5. Practical Implementation and Tooling
The advent of libraries such as DiffEqFlux.jl integrates NDEs as differentiable layers within high-level neural network frameworks, supporting:
- Full spectrum of ODE/SDE solvers (adaptive, stiff, delay-equation support)
- Modular adjoint and autodiff wrappers (discrete, continuous, forward- and reverse-mode)
- Flexible hybrid modeling (combining mechanistic and data-driven components)
- GPU and distributed compute compatibility (Rackauckas et al., 2019).
Solver choice, tolerance settings, adjoint strategy, and architectural capacity remain decisive for practical performance and efficiency. Fast-weight programming and operator-based layers further reduce parameter and computational overhead in high-dimensional or sequence-processing tasks (Irie et al., 2022, Cho et al., 2023).
6. Theoretical Considerations and Future Directions
- Function class and capacity: Universal approximation theorems hold for NDEs over various input modalities.
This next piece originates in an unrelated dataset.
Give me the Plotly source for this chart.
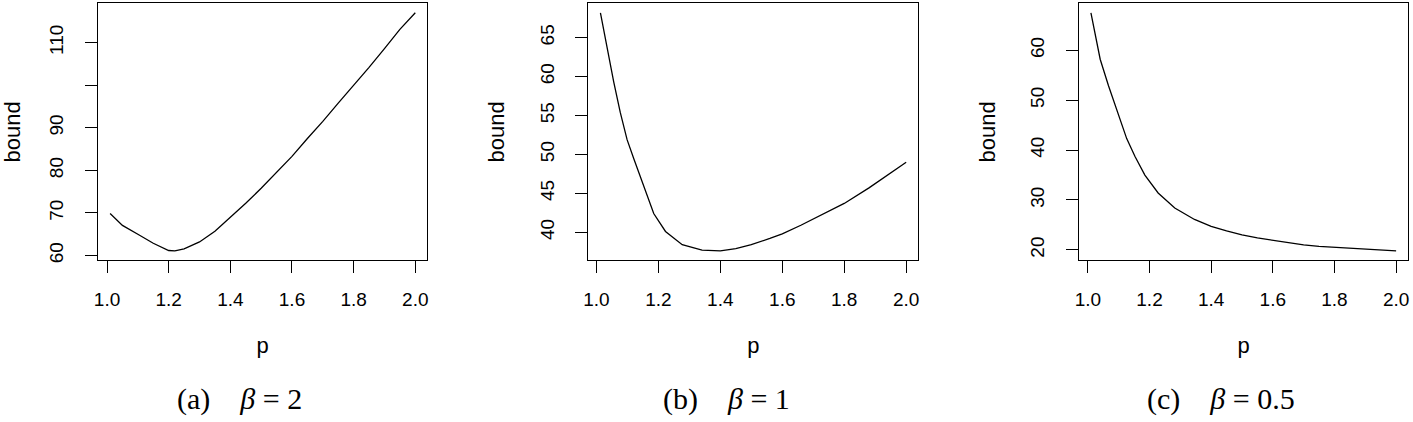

Neural SDEs and neural CDEs push the boundary for functions on path and measure spaces (Kidger, 2022, Oh et al., 14 Feb 2025, Morrill et al., 2020).
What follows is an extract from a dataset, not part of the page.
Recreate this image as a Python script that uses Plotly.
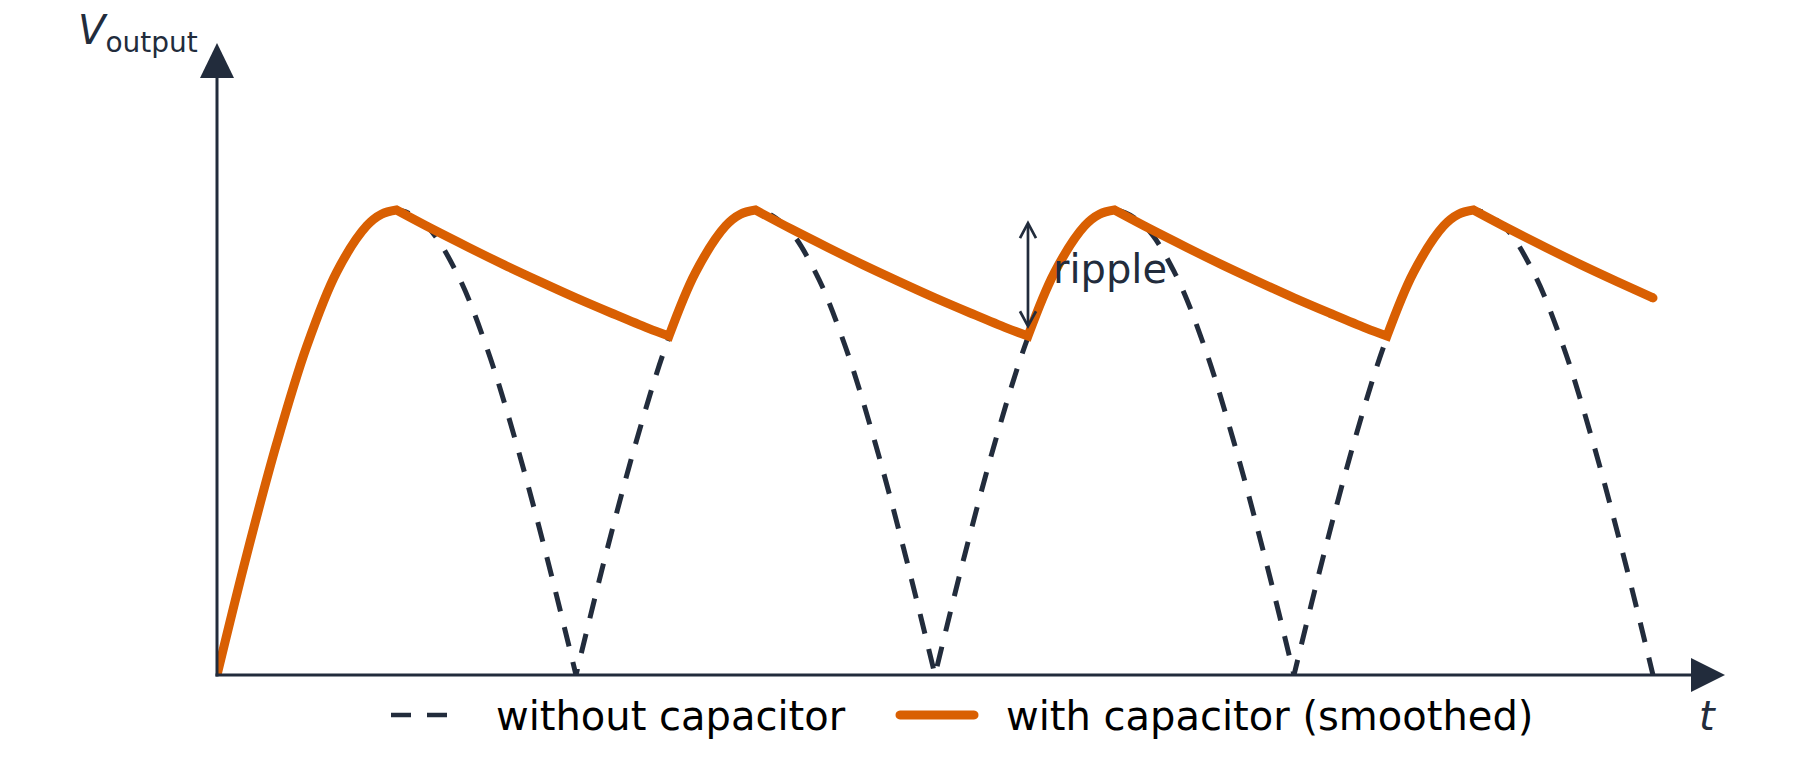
import plotly.graph_objects as go

# ---------------- data (t in half-periods, V normalised to the peak) ----------------
# Full-wave rectified output, no capacitor (arches)
t_without = [0.000, 0.083, 0.167, 0.250, 0.333, 0.417, 0.500, 0.583, 0.667, 0.750, 0.833, 0.917, 1.000,
             1.000, 1.083, 1.167, 1.250, 1.333, 1.417, 1.500, 1.583, 1.667, 1.750, 1.833, 1.917, 2.000,
             2.000, 2.083, 2.167, 2.250, 2.333, 2.417, 2.500, 2.583, 2.667, 2.750, 2.833, 2.917, 3.000,
             3.000, 3.083, 3.167, 3.250, 3.333, 3.417, 3.500, 3.583, 3.667, 3.750, 3.833, 3.917, 4.000]
v_without = [0.000, 0.259, 0.500, 0.707, 0.866, 0.966, 1.000, 0.966, 0.866, 0.707, 0.500, 0.259, 0.000,
             0.000, 0.259, 0.500, 0.707, 0.866, 0.966, 1.000, 0.966, 0.866, 0.707, 0.500, 0.259, 0.000,
             0.000, 0.259, 0.500, 0.707, 0.866, 0.966, 1.000, 0.966, 0.866, 0.707, 0.500, 0.259, 0.000,
             0.000, 0.259, 0.500, 0.707, 0.866, 0.966, 1.000, 0.966, 0.866, 0.707, 0.500, 0.259, 0.000]

# Output with smoothing capacitor (rise with the arch, then slow discharge)
t_with = [0.000, 0.083, 0.167, 0.250, 0.333, 0.417, 0.458, 0.500, 0.500,
          0.600, 0.700, 0.800, 0.900, 1.000, 1.100, 1.200, 1.259,
          1.259, 1.333, 1.417, 1.458, 1.500, 1.500,
          1.600, 1.700, 1.800, 1.900, 2.000, 2.100, 2.200, 2.259,
          2.259, 2.333, 2.417, 2.458, 2.500, 2.500,
          2.600, 2.700, 2.800, 2.900, 3.000, 3.100, 3.200, 3.259,
          3.259, 3.333, 3.417, 3.458, 3.500, 3.500,
          3.600, 3.700, 3.800, 3.900, 4.000]
v_with = [0.000, 0.259, 0.500, 0.707, 0.866, 0.966, 0.991, 1.000, 1.000,
          0.959, 0.920, 0.882, 0.846, 0.811, 0.778, 0.746, 0.729,
          0.729, 0.866, 0.966, 0.991, 1.000, 1.000,
          0.959, 0.920, 0.882, 0.846, 0.811, 0.778, 0.746, 0.729,
          0.729, 0.866, 0.966, 0.991, 1.000, 1.000,
          0.959, 0.920, 0.882, 0.846, 0.811, 0.778, 0.746, 0.729,
          0.729, 0.866, 0.966, 0.991, 1.000, 1.000,
          0.959, 0.920, 0.882, 0.846, 0.811]

series_names = ["without capacitor", "with capacitor (smoothed)"]
y_label = "<i>V</i><sub>output</sub>"
x_label = "<i>t</i>"
ripple_label = "ripple"
ripple_t = 2.259
ripple_v = [0.75, 0.972]

# ---------------- style / layout ----------------
W, H = 1800, 769
ML, MR, MT, MB = 217, 75, 43, 94
PX_PER_T, PX_PER_V = 359.0, 465.0
X_MAX = (W - ML - MR) / PX_PER_T
Y_MAX = (H - MT - MB) / PX_PER_V
NAVY = "#222c3c"
ORANGE = "#d95f02"
FONT = "DejaVu Sans"
FS = 40


def px(xp):
    return (xp - ML) / (W - ML - MR)


def py(yp):
    return (H - MB - yp) / (H - MT - MB)


def t2px(t):
    return ML + t * PX_PER_T


def v2px(v):
    return H - MB - v * PX_PER_V


fig = go.Figure()
fig.add_trace(go.Scatter(
    x=t_without, y=v_without, mode="lines", name=series_names[0], showlegend=False,
    line=dict(color=NAVY, width=5, dash="20px,16px", shape="spline", simplify=False),
    hoverinfo="skip"))
fig.add_trace(go.Scatter(
    x=t_with, y=v_with, mode="lines", name=series_names[1], showlegend=False,
    line=dict(color=ORANGE, width=9, shape="spline", simplify=False),
    hoverinfo="skip"))

# ripple double arrow geometry (pixels)
rx = t2px(ripple_t)
r_top = v2px(ripple_v[1])
r_bot = v2px(ripple_v[0])
# rounded end of the smoothed curve
end_x, end_y = t2px(t_with[-1]), v2px(v_with[-1])

shapes = [
    # axes
    dict(type="line", xref="paper", yref="paper", x0=px(217), x1=px(217), y0=py(676.5), y1=py(78),
         line=dict(color=NAVY, width=3)),
    dict(type="line", xref="paper", yref="paper", x0=px(215.5), x1=px(1692), y0=py(675), y1=py(675),
         line=dict(color=NAVY, width=3)),
    dict(type="path", xref="paper", yref="paper",
         path=f"M {px(200)},{py(78)} L {px(217)},{py(43)} L {px(234)},{py(78)} Z",
         fillcolor=NAVY, line=dict(width=0)),
    dict(type="path", xref="paper", yref="paper",
         path=f"M {px(1691)},{py(658)} L {px(1725)},{py(675)} L {px(1691)},{py(692)} Z",
         fillcolor=NAVY, line=dict(width=0)),
    # ripple arrow
    dict(type="line", xref="paper", yref="paper", x0=px(rx), x1=px(rx), y0=py(r_top + 1), y1=py(r_bot - 1),
         line=dict(color=NAVY, width=2.7)),
    dict(type="path", xref="paper", yref="paper",
         path=f"M {px(rx - 8)},{py(r_top + 15)} L {px(rx)},{py(r_top)} L {px(rx + 8)},{py(r_top + 15)}",
         line=dict(color=NAVY, width=2.7)),
    dict(type="path", xref="paper", yref="paper",
         path=f"M {px(rx - 8)},{py(r_bot - 15)} L {px(rx)},{py(r_bot)} L {px(rx + 8)},{py(r_bot - 15)}",
         line=dict(color=NAVY, width=2.7)),
    # round cap at the end of the orange curve
    dict(type="circle", xref="paper", yref="paper", x0=px(end_x - 4.5), x1=px(end_x + 4.5),
         y0=py(end_y + 4.5), y1=py(end_y - 4.5), fillcolor=ORANGE, line=dict(width=0)),
    # legend samples
    dict(type="line", xref="paper", yref="paper", x0=px(391), x1=px(448), y0=py(715), y1=py(715),
         line=dict(color=NAVY, width=4.5, dash="20px,16px")),
    dict(type="path", xref="paper", yref="paper",
         path=(f"M {px(900)},{py(710.5)} L {px(974)},{py(710.5)} "
               f"C {px(980)},{py(710.5)} {px(980)},{py(719.5)} {px(974)},{py(719.5)} "
               f"L {px(900)},{py(719.5)} "
               f"C {px(894)},{py(719.5)} {px(894)},{py(710.5)} {px(900)},{py(710.5)} Z"),
         fillcolor=ORANGE, line=dict(width=0)),
]

annotations = [
    dict(xref="paper", yref="paper", x=px(76), y=py(33), xanchor="left", yanchor="middle",
         text=y_label, showarrow=False, font=dict(family=FONT, size=FS, color=NAVY)),
    dict(xref="paper", yref="paper", x=px(1707), y=py(716), xanchor="center", yanchor="middle",
         text=x_label, showarrow=False, font=dict(family=FONT, size=FS, color=NAVY)),
    dict(xref="paper", yref="paper", x=px(494), y=py(716), xanchor="left", yanchor="middle",
         text=series_names[0], showarrow=False, font=dict(family=FONT, size=FS, color="#000000")),
    dict(xref="paper", yref="paper", x=px(1004), y=py(716), xanchor="left", yanchor="middle",
         text=series_names[1], showarrow=False, font=dict(family=FONT, size=FS, color="#000000")),
    dict(xref="x", yref="y", x=2.322, y=0.874, xanchor="left", yanchor="middle",
         text=ripple_label, showarrow=False, font=dict(family=FONT, size=FS, color=NAVY)),
]

fig.update_layout(
    width=W, height=H,
    margin=dict(l=ML, r=MR, t=MT, b=MB, pad=0),
    paper_bgcolor="white", plot_bgcolor="white",
    xaxis=dict(range=[0, X_MAX], visible=False, fixedrange=True),
    yaxis=dict(range=[0, Y_MAX], visible=False, fixedrange=True),
    shapes=shapes, annotations=annotations,
    showlegend=False,
    font=dict(family=FONT, size=FS, color=NAVY),
)

fig.write_html("out.html")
- Stiffness and numerical stability: Specialized solvers, spectral normalization, and local regularization are active areas to address instability and uncontrolled trajectory growth (Pal et al., 2023, Cho et al., 2023).
- Physical structure and guarantees: Enforced constraints (Lyapunov, Hamiltonian, or port-Hamiltonian structure) impart physical plausibility, stability, or energy-dissipation guarantees (Cheng et al., 2024).
- Symbolic and hybrid models: Joint learning of data-driven and mechanistic models, and neuro-symbolic NDEs that return compact, interpretable equations, remain at the forefront (Panju et al., 2020, Kidger, 2022).
Open research challenges include multi-modal solver integration, scalable pathwise learning for SDEs, advanced symbolic regression, and bridging between neural PDEs and control-theoretic optimality principles (Oh et al., 14 Feb 2025, Kidger, 2022, Holt et al., 2022).
7. Limitations and Open Problems
Despite their expressive power, NDEs present notable challenges:
- Computational cost and unpredictability: NFEs scale with solution complexity and problem stiffness, requiring solver/regularizer innovation (Oh et al., 14 Feb 2025, Pal et al., 2023).
- Gradient accuracy and solver/reversibility mismatch: Continuous adjoint-based gradients may be inaccurate for non-reversible or stiff dynamics; discrete adjoint or checkpointing can mitigate at the expense of memory (Rackauckas et al., 2019, Chen et al., 2018).
- Hyperparameter sensitivity: Performance depends on solver options, vector field smoothness, step-size or partitioning (as for RDEs), operator kernel size, etc. (Morrill et al., 2020, Cho et al., 2023).
- Theoretical open questions: Generalization guarantees for SDE/CDE-based models, robustness to distributional shift, and error control in hybrid symbolic-neural models remain incompletely understood (Oh et al., 14 Feb 2025, Panju et al., 2020, Kidger, 2022).
Neural differential equations thus furnish a broad, technically rigorous, and application-rich modeling paradigm, with ongoing developments in architecture, numerical analysis, symbolic regression, and scientific computing integration (Kidger, 2022, Oh et al., 14 Feb 2025, Cho et al., 2023, Holt et al., 2022).